* [SHORT EXERCISE]
For the data below, report the number of lines that contain the string "this" and nothing else.

[Collection entries]
"""

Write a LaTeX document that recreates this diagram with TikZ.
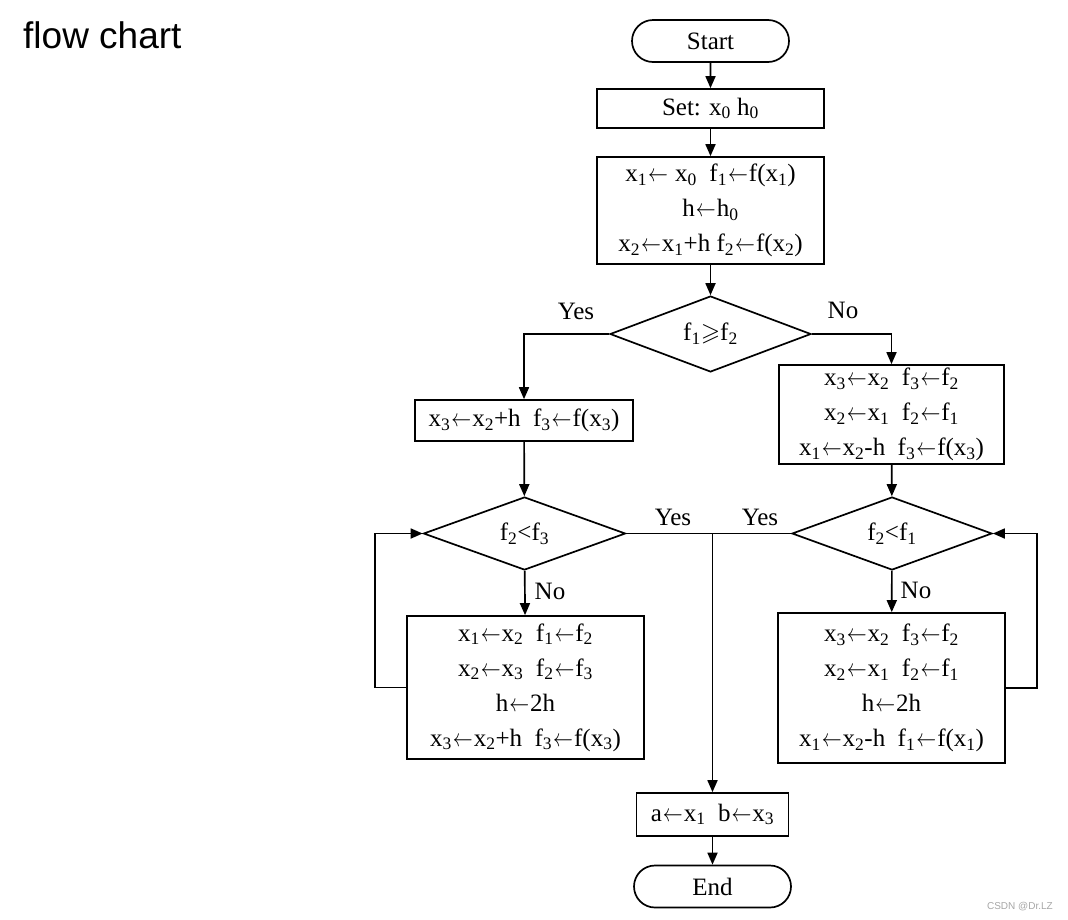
\documentclass[tikz,border=0pt]{standalone}
\usepackage{amssymb}
\usepackage{graphicx}
\usepackage{fontspec}
\setmainfont{Liberation Serif}
\newfontfamily\titlefont{Liberation Sans}
\usetikzlibrary{shapes.geometric,shapes.misc,arrows.meta}
\newcommand\ssub[1]{\textsubscript{#1}}
\newcommand\la{\kern1pt\scalebox{0.8}[1]{$\leftarrow$}\kern1pt}
\begin{document}
\begin{tikzpicture}[x=1pt,y=-1pt,
  every node/.style={font=\fontsize{25}{35}\selectfont, inner sep=0pt, align=center},
  proc/.style={draw, line width=1.7pt, rectangle},
  term/.style={draw, line width=1.7pt, rounded rectangle, minimum width=157pt, minimum height=42pt},
  dec/.style={draw, line width=1.7pt, diamond, minimum width=201pt, minimum height=73pt},
  conn/.style={line width=1.7pt},
  arr/.style={conn, -{Triangle[length=12pt,width=10pt]}},
  lab/.style={font=\fontsize{25}{28}\selectfont}
]
\useasboundingbox (0,0) rectangle (1068,919);
\node[anchor=base west, font=\titlefont\fontsize{37}{40}\selectfont] (title) at (23,48) {flow chart};
\node[anchor=base east, text=black!35, font=\titlefont\fontsize{10}{12}\selectfont] (wm) at (1053,909) {CSDN @Dr.LZ};

\node[term] (start) at (710.5,41) {Start};
\node[proc, minimum width=227pt, minimum height=39pt] (set) at (710.5,108.5) {Set: x\ssub{0} h\ssub{0}};
\node[proc, minimum width=227pt, minimum height=107pt] (init) at (710.5,210.5)
  {x\ssub{1}\la\ x\ssub{0}\enspace f\ssub{1}\la f(x\ssub{1})\\ h\la h\ssub{0}\\ x\ssub{2}\la x\ssub{1}+h f\ssub{2}\la f(x\ssub{2})};
\node[dec] (d1) at (710.5,334) {f\ssub{1}$\geqslant$f\ssub{2}};
\node[proc, minimum width=218pt, minimum height=41pt] (lbox) at (524,420.5)
  {x\ssub{3}\la x\ssub{2}+h\enspace f\ssub{3}\la f(x\ssub{3})};
\node[proc, minimum width=225pt, minimum height=99pt] (rbox) at (891.5,414.5)
  {x\ssub{3}\la x\ssub{2}\enspace f\ssub{3}\la f\ssub{2}\\ x\ssub{2}\la x\ssub{1}\enspace f\ssub{2}\la f\ssub{1}\\ x\ssub{1}\la x\ssub{2}-h\enspace f\ssub{3}\la f(x\ssub{3})};
\node[dec, minimum width=202pt] (d2) at (524.5,533.5) {f\ssub{2}<f\ssub{3}};
\node[dec, minimum width=200pt] (d3) at (892,533.5) {f\ssub{2}<f\ssub{1}};
\node[proc, minimum width=237pt, minimum height=143pt] (lbox2) at (525.5,687.5)
  {x\ssub{1}\la x\ssub{2}\enspace f\ssub{1}\la f\ssub{2}\\ x\ssub{2}\la x\ssub{3}\enspace f\ssub{2}\la f\ssub{3}\\ h\la 2h\\ x\ssub{3}\la x\ssub{2}+h\enspace f\ssub{3}\la f(x\ssub{3})};
\node[proc, minimum width=227pt, minimum height=150pt] (rbox2) at (891.5,688)
  {x\ssub{3}\la x\ssub{2}\enspace f\ssub{3}\la f\ssub{2}\\ x\ssub{2}\la x\ssub{1}\enspace f\ssub{2}\la f\ssub{1}\\ h\la 2h\\ x\ssub{1}\la x\ssub{2}-h\enspace f\ssub{1}\la f(x\ssub{1})};
\node[proc, minimum width=152pt, minimum height=43pt] (ab) at (712.5,814.5)
  {a\la x\ssub{1}\enspace b\la x\ssub{3}};
\node[term] (end) at (712.5,886.5) {End};

\coordinate (m) at (712.5,533.5);

\draw[arr] (start) -- (set);
\draw[arr] (set) -- (init);
\draw[arr] (init) -- (d1);
\draw[arr] (d1.west) -| (lbox.north);
\draw[arr] (d1.east) -| (rbox.north);
\draw[arr] (lbox) -- (d2);
\draw[arr] (rbox) -- (d3);
\draw[arr] (d2) -- (lbox2);
\draw[arr] (d3) -- (rbox2);
\draw[arr] (lbox2.west) -- ++(-31,0) |- (d2.west);
\draw[arr] (rbox2.east) -- ++(31,0) |- (d3.east);
\draw[conn] (d2.east) -- (m);
\draw[conn] (d3.west) -- (m);
\draw[arr] (m) -- (ab);
\draw[arr] (ab) -- (end);

\node[lab] (y1) at (576,311) {Yes};
\node[lab] (n1) at (843,310) {No};
\node[lab] (y2) at (673,517) {Yes};
\node[lab] (y3) at (760,517) {Yes};
\node[lab] (n2) at (550,591) {No};
\node[lab] (n3) at (916,590) {No};
\end{tikzpicture}
\end{document}
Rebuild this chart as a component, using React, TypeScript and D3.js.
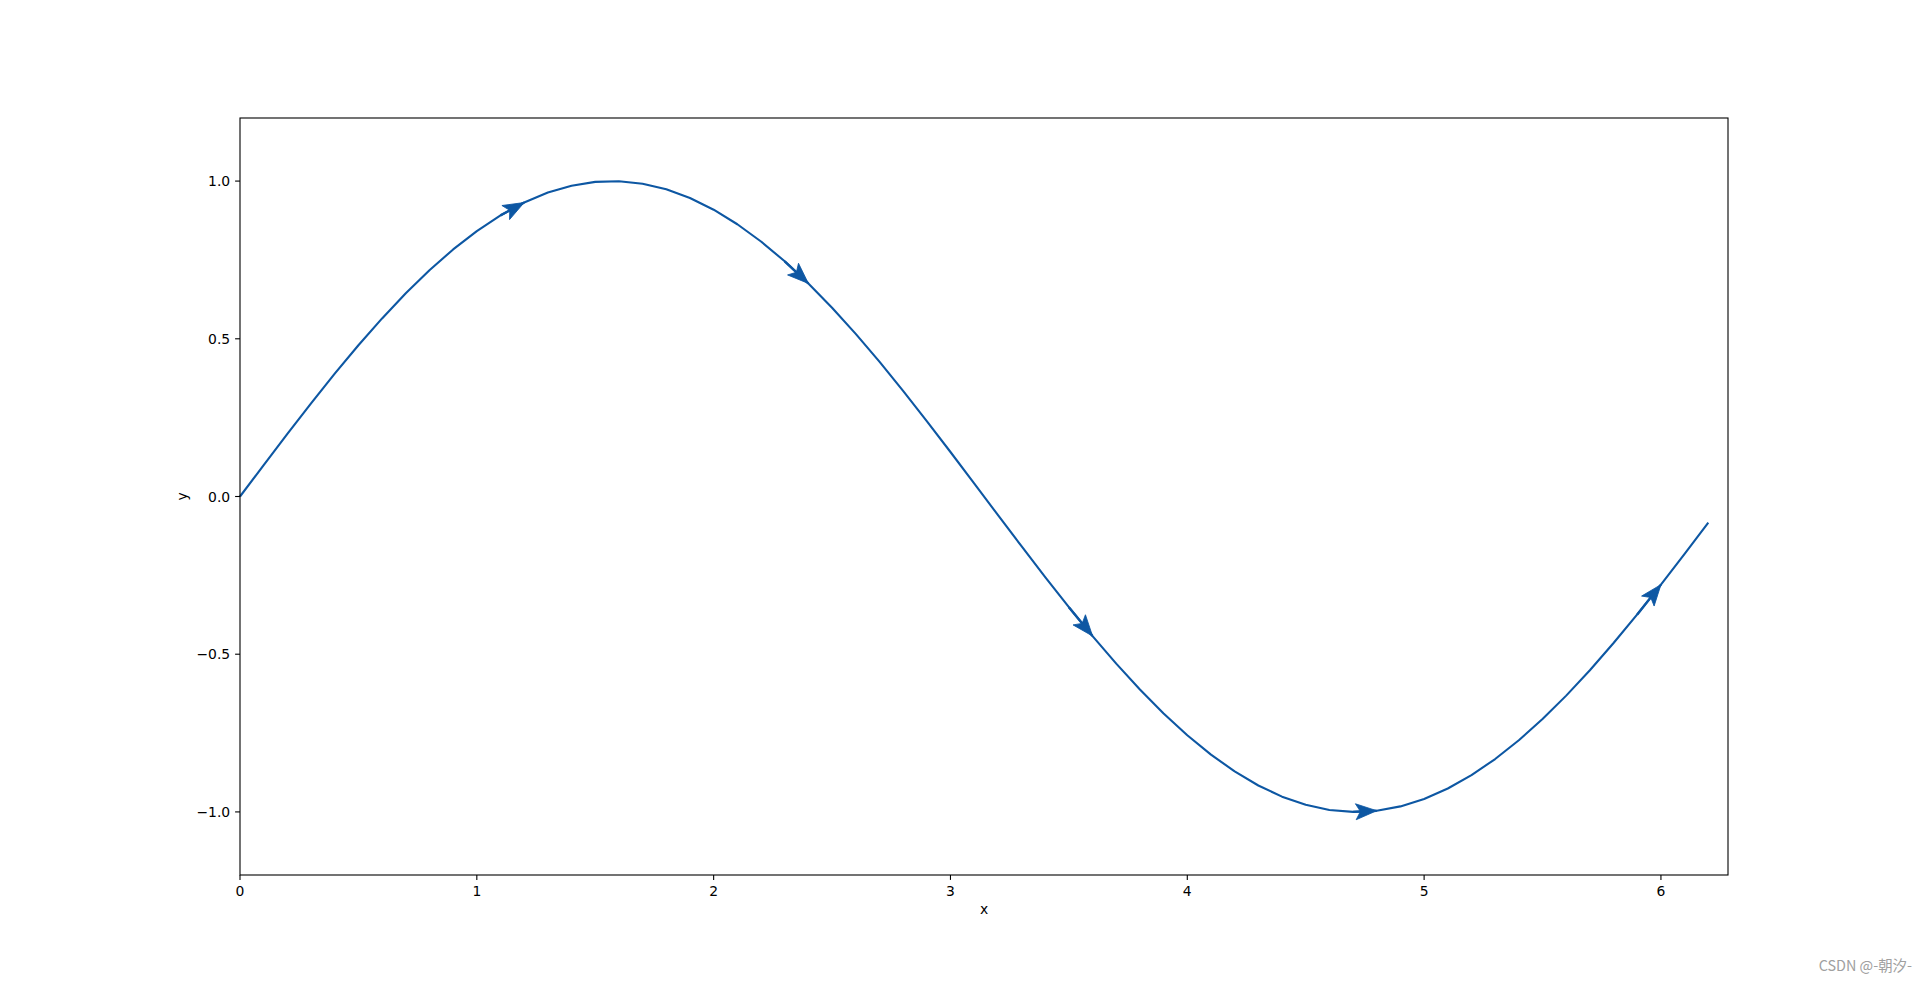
import React from "react";
import * as d3 from "d3";

// sampled curve, x step 0.1
const xs = [
  0.0, 0.1, 0.2, 0.3, 0.4, 0.5, 0.6, 0.7, 0.8, 0.9, 1.0, 1.1, 1.2, 1.3, 1.4, 1.5,
  1.6, 1.7, 1.8, 1.9, 2.0, 2.1, 2.2, 2.3, 2.4, 2.5, 2.6, 2.7, 2.8, 2.9, 3.0, 3.1,
  3.2, 3.3, 3.4, 3.5, 3.6, 3.7, 3.8, 3.9, 4.0, 4.1, 4.2, 4.3, 4.4, 4.5, 4.6, 4.7,
  4.8, 4.9, 5.0, 5.1, 5.2, 5.3, 5.4, 5.5, 5.6, 5.7, 5.8, 5.9, 6.0, 6.1, 6.2,
];
const ys = [
  0.0, 0.0998, 0.1987, 0.2955, 0.3894, 0.4794, 0.5646, 0.6442, 0.7174, 0.7833,
  0.8415, 0.8912, 0.932, 0.9636, 0.9854, 0.9975, 0.9996, 0.9917, 0.9738, 0.9463,
  0.9093, 0.8632, 0.8085, 0.7457, 0.6755, 0.5985, 0.5155, 0.4274, 0.335, 0.2392,
  0.1411, 0.0416, -0.0584, -0.1577, -0.2555, -0.3508, -0.4425, -0.5298, -0.6119,
  -0.6878, -0.7568, -0.8183, -0.8716, -0.9162, -0.9516, -0.9775, -0.9937, -0.9999,
  -0.9962, -0.9825, -0.9589, -0.9258, -0.8835, -0.8323, -0.7728, -0.7055, -0.6313,
  -0.5507, -0.4646, -0.3739, -0.2794, -0.1822, -0.0831,
];
// arrow heads sit on these sample points
const arrowTips = [1.2, 2.4, 3.6, 4.8, 6.0];

const xTicks = [0, 1, 2, 3, 4, 5, 6];
const yTicks = [-1.0, -0.5, 0.0, 0.5, 1.0];
const yTickLabels = ["\u22121.0", "\u22120.5", "0.0", "0.5", "1.0"];

const W = 1920;
const H = 983;
const left = 240, right = 1728, top = 118, bottom = 875;
const lineColor = "#0d57a3";
const font = "DejaVu Sans, sans-serif";
const fs = 13.9;

export default function App() {
  const x = d3.scaleLinear().domain([0, 2 * Math.PI]).range([left, right]);
  const y = d3.scaleLinear().domain([-1.2, 1.2]).range([bottom, top]);

  const pts: [number, number][] = xs.map((v, i) => [v, ys[i]]);
  const line = d3
    .line<[number, number]>()
    .x(d => x(d[0]))
    .y(d => y(d[1]));

  const heads = arrowTips.map(t => {
    const i = xs.findIndex(v => Math.abs(v - t) < 1e-6);
    const x1 = x(xs[i]), y1 = y(ys[i]);
    const x0 = x(xs[i - 1]), y0 = y(ys[i - 1]);
    const ang = (Math.atan2(y1 - y0, x1 - x0) * 180) / Math.PI;
    return { x0, y0, x1, y1, ang };
  });

  const L = 21, hw = 8;

  return (
    <svg
      width={W}
      height={H}
      style={{ position: "absolute", left: 0, top: 0, background: "#fff" }}
    >
      <rect x={0} y={0} width={W} height={H} fill="#fff" />
      <path d={line(pts) ?? ""} fill="none" stroke={lineColor} strokeWidth={2.1} strokeLinejoin="round" />

      {heads.map((h, k) => (
        <g key={k}>
          <line x1={h.x0} y1={h.y0} x2={h.x1} y2={h.y1} stroke={lineColor} strokeWidth={2.4} />
          <polygon
            transform={`translate(${h.x1},${h.y1}) rotate(${h.ang})`}
            points={`0,0 ${-L},${-hw} ${-L * 0.78},0 ${-L},${hw}`}
            fill={lineColor}
            stroke={lineColor}
            strokeWidth={0.8}
            strokeLinejoin="miter"
          />
        </g>
      ))}

      <rect x={left} y={top} width={right - left} height={bottom - top} fill="none" stroke="#000" strokeWidth={1.1} />

      {xTicks.map(t => (
        <g key={"x" + t}>
          <line x1={x(t)} x2={x(t)} y1={bottom} y2={bottom + 4.9} stroke="#000" strokeWidth={1.1} />
          <text x={x(t)} y={bottom + 20.5} textAnchor="middle" fontFamily={font} fontSize={fs}>
            {String(t)}
          </text>
        </g>
      ))}

      {yTicks.map((t, i) => (
        <g key={"y" + t}>
          <line x1={left - 4.9} x2={left} y1={y(t)} y2={y(t)} stroke="#000" strokeWidth={1.1} />
          <text x={left - 9.8} y={y(t) + 5} textAnchor="end" fontFamily={font} fontSize={fs}>
            {yTickLabels[i]}
          </text>
        </g>
      ))}

      <text x={(left + right) / 2} y={914} textAnchor="middle" fontFamily={font} fontSize={fs}>
        x
      </text>
      <text
        transform={`translate(187,${(top + bottom) / 2}) rotate(-90)`}
        textAnchor="middle"
        fontFamily={font}
        fontSize={fs}
      >
        y
      </text>

      <text x={1912} y={971} textAnchor="end" fontFamily="Noto Sans CJK SC, sans-serif" fontSize={14.4} fill="#a0a0a0">
        CSDN @-朝汐-
      </text>
    </svg>
  );
}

"""

* [EXERCISE RESULT]
2